**Given task:** Quote exactly the lines from the line containing "Write a Python" to the line containing "plt.rcParams['lines.scale_dashes'] = False", both lines included, please, and nothing more.

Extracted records
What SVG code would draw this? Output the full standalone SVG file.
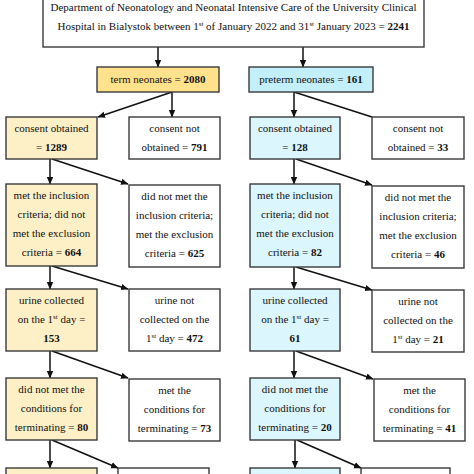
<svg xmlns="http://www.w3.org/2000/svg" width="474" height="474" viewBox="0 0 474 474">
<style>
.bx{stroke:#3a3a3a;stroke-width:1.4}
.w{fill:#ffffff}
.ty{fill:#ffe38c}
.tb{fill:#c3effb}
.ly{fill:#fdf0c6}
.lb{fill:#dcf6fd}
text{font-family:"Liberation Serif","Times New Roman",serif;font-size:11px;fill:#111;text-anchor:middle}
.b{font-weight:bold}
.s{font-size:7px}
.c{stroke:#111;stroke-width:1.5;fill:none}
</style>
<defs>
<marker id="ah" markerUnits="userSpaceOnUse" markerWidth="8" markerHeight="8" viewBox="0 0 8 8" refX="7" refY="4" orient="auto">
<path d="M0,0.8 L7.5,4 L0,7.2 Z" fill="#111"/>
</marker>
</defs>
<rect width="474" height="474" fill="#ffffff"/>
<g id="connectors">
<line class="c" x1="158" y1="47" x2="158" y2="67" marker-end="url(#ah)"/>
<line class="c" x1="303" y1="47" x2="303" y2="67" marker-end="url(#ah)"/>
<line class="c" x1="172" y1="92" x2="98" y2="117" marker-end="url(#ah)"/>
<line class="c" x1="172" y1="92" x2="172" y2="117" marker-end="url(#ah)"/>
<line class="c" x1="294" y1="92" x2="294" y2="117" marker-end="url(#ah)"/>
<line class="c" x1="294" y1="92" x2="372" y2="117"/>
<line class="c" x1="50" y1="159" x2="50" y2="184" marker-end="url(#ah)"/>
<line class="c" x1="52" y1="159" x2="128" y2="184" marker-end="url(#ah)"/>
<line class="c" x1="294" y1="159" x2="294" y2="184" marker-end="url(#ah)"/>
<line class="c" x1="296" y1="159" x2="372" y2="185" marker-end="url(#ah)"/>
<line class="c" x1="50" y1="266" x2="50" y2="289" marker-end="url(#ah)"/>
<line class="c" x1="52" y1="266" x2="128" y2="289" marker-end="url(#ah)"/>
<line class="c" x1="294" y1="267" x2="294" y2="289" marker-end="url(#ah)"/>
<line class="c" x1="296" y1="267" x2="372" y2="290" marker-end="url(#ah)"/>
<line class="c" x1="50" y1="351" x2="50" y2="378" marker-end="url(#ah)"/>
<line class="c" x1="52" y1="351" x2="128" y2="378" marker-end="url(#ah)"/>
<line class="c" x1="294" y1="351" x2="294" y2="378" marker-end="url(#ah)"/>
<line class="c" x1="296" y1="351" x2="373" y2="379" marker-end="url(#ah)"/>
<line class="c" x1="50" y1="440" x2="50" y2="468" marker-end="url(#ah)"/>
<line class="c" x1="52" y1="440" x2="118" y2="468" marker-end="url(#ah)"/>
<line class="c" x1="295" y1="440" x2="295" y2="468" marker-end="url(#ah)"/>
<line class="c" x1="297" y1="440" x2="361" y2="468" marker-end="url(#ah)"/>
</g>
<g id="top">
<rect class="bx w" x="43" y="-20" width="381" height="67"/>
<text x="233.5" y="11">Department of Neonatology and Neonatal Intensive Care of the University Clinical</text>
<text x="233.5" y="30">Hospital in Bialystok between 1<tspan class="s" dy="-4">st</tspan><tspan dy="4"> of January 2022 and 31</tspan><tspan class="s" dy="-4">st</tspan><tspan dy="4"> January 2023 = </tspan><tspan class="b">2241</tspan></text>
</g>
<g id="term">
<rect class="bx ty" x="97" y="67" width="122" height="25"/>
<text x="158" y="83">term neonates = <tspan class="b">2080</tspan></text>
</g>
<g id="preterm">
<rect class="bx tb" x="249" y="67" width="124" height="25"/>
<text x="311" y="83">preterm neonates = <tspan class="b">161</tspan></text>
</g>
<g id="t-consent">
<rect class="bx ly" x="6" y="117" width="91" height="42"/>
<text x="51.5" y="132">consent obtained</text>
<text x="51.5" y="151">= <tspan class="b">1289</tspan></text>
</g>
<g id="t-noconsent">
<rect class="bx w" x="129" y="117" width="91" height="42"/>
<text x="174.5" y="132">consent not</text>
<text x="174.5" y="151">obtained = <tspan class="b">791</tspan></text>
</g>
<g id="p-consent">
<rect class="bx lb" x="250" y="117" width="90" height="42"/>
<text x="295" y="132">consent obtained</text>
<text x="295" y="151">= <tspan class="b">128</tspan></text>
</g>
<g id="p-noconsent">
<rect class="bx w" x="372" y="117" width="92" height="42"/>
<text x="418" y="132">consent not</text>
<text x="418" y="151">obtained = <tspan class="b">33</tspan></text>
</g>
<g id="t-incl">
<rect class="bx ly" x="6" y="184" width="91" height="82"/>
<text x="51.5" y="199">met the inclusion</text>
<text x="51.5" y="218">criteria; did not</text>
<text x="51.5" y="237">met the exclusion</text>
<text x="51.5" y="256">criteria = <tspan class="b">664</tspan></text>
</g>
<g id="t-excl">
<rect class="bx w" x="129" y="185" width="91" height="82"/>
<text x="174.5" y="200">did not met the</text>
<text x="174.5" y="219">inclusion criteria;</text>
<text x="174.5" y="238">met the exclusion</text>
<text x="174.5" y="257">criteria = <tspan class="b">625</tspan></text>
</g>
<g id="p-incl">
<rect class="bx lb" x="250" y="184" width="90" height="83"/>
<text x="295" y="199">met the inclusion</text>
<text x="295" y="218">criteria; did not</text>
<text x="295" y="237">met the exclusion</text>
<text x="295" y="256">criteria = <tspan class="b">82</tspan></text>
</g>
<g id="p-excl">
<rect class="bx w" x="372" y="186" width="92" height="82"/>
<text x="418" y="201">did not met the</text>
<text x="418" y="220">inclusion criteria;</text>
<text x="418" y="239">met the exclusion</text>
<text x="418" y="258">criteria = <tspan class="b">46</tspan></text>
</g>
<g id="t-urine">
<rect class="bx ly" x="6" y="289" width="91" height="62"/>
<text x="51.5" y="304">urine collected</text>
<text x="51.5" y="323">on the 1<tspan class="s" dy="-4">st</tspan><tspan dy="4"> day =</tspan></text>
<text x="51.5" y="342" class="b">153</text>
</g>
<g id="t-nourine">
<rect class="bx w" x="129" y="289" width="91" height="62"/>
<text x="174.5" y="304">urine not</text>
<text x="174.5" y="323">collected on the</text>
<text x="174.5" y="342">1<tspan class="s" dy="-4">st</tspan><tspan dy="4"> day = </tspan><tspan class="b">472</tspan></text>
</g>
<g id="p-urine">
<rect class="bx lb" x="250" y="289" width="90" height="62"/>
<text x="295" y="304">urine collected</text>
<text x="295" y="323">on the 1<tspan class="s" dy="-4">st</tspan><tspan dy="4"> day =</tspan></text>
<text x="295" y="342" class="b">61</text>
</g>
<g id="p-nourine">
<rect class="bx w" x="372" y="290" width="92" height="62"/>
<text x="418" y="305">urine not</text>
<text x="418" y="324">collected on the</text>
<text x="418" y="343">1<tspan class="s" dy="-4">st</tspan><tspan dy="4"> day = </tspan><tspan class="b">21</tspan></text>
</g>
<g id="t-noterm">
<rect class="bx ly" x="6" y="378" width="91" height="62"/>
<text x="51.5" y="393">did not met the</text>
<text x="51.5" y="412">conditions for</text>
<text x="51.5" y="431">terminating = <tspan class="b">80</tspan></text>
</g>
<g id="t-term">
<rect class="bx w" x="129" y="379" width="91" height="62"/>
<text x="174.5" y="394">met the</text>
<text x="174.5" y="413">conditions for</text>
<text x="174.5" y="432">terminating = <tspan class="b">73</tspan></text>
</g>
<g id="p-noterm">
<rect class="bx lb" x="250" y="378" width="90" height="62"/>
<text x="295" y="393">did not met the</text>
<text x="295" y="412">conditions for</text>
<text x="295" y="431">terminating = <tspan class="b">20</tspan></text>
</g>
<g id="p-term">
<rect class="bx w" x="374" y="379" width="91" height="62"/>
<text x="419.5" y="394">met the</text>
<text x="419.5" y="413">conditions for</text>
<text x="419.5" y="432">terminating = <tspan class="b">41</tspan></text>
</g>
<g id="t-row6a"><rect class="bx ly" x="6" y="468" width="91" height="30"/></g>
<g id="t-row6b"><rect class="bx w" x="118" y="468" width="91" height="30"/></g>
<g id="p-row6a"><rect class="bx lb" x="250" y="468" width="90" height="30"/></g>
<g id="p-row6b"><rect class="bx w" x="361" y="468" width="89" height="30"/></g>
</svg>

* * *

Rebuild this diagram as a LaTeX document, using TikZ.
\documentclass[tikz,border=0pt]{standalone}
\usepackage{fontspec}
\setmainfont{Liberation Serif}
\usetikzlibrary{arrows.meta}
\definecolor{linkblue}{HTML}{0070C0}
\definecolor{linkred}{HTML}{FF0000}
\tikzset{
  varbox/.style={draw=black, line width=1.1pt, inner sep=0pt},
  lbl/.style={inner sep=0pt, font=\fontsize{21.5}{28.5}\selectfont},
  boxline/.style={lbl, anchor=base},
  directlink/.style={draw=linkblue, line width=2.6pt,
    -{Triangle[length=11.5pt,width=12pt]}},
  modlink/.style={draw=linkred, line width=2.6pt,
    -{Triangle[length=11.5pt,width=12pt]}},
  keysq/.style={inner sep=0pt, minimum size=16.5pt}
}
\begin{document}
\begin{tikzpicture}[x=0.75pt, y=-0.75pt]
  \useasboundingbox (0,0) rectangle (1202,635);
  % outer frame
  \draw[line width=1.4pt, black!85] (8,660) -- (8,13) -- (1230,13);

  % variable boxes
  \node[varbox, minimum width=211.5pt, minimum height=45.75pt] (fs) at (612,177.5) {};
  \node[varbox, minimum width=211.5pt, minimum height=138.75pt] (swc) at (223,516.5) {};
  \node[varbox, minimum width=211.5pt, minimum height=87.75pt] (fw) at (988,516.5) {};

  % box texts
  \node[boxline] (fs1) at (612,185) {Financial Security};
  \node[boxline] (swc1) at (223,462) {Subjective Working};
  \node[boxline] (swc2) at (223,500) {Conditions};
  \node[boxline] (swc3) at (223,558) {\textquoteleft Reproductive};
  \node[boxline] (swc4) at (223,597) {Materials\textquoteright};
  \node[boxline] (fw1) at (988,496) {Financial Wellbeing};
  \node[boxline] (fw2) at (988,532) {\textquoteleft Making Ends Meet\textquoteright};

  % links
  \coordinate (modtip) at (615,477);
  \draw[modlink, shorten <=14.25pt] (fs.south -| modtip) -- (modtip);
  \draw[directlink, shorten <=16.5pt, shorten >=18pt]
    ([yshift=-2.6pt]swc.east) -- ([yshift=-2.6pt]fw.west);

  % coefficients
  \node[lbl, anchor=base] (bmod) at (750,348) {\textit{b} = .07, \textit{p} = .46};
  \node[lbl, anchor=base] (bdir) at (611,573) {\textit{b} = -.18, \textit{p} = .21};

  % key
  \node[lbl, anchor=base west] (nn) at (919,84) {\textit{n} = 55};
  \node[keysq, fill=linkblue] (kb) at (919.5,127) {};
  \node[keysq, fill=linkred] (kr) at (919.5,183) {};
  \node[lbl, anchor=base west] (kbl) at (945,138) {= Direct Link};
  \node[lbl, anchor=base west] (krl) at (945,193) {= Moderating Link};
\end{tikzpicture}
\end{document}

==

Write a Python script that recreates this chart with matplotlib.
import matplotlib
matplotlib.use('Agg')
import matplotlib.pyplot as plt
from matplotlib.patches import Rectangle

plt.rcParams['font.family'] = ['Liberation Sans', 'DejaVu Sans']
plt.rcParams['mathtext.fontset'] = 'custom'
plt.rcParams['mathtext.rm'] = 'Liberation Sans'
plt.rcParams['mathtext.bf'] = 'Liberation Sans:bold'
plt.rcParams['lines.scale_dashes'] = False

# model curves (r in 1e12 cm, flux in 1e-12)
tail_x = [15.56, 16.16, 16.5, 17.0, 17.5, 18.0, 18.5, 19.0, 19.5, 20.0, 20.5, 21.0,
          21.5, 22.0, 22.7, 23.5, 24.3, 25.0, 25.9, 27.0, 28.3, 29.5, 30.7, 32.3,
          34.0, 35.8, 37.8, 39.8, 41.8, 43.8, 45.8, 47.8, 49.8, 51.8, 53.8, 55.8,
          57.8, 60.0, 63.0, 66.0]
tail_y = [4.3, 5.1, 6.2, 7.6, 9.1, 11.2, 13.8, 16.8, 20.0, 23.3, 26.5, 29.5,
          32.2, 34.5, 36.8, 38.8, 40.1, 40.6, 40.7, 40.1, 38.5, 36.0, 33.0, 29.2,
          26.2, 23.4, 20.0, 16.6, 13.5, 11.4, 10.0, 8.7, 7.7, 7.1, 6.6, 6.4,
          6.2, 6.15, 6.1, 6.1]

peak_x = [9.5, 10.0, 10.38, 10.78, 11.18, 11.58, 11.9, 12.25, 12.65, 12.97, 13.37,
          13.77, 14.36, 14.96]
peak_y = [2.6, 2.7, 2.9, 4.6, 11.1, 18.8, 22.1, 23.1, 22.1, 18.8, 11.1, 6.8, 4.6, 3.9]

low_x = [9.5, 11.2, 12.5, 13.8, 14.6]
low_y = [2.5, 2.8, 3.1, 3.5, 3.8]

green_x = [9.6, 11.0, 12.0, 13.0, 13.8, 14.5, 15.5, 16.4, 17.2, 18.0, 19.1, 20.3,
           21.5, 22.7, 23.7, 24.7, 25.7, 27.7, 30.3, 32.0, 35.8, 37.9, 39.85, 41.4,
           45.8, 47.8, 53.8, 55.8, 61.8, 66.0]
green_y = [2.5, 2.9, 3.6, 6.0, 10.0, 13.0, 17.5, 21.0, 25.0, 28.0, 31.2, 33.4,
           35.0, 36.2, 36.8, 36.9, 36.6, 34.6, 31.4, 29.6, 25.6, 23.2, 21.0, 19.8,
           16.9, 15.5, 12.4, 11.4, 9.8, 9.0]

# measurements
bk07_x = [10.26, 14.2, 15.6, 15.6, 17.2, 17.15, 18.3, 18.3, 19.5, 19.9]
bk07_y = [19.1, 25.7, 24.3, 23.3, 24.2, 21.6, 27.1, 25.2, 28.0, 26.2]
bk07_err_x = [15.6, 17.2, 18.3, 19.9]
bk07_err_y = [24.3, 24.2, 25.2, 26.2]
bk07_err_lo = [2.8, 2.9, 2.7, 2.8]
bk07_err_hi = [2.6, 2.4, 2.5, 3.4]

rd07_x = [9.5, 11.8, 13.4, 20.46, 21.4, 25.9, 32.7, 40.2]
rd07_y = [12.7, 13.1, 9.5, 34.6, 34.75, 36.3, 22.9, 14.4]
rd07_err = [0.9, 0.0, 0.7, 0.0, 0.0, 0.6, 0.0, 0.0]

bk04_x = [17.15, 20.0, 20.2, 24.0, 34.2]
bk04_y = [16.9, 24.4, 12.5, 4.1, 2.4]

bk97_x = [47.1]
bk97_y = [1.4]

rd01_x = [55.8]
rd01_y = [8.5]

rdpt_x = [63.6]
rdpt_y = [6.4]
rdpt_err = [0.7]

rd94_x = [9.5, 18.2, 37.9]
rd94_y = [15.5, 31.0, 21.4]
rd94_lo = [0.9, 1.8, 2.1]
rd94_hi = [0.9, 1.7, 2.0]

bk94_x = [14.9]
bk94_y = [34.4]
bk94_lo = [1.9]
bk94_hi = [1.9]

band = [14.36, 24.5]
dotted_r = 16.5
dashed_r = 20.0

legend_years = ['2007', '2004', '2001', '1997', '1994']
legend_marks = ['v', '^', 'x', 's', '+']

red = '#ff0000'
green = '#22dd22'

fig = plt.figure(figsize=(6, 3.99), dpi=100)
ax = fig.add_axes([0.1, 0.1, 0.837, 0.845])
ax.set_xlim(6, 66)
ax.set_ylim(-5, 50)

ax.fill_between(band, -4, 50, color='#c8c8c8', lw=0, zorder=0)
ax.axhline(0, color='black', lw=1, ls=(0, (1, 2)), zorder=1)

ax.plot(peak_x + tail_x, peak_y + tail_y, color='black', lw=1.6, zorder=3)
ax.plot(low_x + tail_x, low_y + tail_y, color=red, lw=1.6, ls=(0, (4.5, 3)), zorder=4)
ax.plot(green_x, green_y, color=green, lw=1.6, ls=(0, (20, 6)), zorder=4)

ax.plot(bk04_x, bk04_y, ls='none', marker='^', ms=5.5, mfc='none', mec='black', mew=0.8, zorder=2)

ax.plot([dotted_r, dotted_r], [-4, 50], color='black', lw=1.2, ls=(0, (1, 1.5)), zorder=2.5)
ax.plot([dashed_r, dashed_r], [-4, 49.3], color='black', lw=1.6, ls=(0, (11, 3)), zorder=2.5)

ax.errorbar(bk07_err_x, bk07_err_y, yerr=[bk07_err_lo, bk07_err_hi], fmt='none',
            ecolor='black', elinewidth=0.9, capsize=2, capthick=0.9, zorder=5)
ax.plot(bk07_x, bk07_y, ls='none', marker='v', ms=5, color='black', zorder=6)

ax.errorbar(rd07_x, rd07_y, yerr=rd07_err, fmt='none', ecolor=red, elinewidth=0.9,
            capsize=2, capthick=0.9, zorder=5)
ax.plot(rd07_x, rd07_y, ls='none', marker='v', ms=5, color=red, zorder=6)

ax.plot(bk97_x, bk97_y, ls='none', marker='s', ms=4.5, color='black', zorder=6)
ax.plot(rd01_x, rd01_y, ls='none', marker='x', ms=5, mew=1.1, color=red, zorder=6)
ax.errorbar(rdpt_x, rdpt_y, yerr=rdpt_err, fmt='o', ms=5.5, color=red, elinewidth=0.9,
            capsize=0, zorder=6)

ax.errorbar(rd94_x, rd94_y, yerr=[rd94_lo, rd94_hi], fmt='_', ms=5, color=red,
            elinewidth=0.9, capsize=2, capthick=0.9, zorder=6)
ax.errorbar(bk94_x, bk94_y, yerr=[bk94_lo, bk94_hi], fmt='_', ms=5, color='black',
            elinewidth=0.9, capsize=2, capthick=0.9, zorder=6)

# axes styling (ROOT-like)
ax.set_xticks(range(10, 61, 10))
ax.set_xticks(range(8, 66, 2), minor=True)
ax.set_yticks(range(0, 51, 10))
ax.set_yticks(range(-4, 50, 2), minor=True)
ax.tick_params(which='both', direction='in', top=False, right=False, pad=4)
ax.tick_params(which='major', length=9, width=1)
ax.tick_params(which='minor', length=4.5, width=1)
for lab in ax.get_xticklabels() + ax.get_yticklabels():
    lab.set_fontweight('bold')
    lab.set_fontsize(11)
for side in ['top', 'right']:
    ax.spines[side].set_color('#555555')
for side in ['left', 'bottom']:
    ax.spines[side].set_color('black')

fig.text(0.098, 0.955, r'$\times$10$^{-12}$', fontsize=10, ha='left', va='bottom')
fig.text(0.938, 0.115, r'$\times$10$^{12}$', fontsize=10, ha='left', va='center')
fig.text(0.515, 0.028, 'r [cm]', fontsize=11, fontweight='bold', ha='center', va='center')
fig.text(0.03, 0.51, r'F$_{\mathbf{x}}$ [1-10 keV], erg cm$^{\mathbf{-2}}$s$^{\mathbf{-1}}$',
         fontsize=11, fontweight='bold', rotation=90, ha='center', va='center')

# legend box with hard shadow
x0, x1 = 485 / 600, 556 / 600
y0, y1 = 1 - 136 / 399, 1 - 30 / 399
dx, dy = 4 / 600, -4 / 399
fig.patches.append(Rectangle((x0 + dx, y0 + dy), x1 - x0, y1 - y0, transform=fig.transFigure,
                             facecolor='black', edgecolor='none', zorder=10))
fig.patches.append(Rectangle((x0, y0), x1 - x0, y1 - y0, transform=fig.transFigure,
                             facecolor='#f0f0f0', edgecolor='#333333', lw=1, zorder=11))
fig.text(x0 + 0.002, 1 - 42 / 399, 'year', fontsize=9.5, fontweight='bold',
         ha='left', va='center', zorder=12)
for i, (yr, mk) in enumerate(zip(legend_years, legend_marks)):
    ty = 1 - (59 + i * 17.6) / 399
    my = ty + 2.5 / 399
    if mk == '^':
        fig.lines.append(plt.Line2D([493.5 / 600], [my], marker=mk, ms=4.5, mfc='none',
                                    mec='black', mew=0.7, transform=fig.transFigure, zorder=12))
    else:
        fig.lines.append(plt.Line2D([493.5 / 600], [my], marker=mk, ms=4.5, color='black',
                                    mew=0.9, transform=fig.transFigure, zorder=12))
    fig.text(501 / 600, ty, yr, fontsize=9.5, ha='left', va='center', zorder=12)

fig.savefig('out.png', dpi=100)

**Response for this exercise:**
Write a Python script that recreates this chart with matplotlib.
import matplotlib
matplotlib.use('Agg')
import matplotlib.pyplot as plt
from matplotlib.patches import Rectangle

plt.rcParams['font.family'] = ['Liberation Sans', 'DejaVu Sans']
plt.rcParams['mathtext.fontset'] = 'custom'
plt.rcParams['mathtext.rm'] = 'Liberation Sans'
plt.rcParams['mathtext.bf'] = 'Liberation Sans:bold'
plt.rcParams['lines.scale_dashes'] = False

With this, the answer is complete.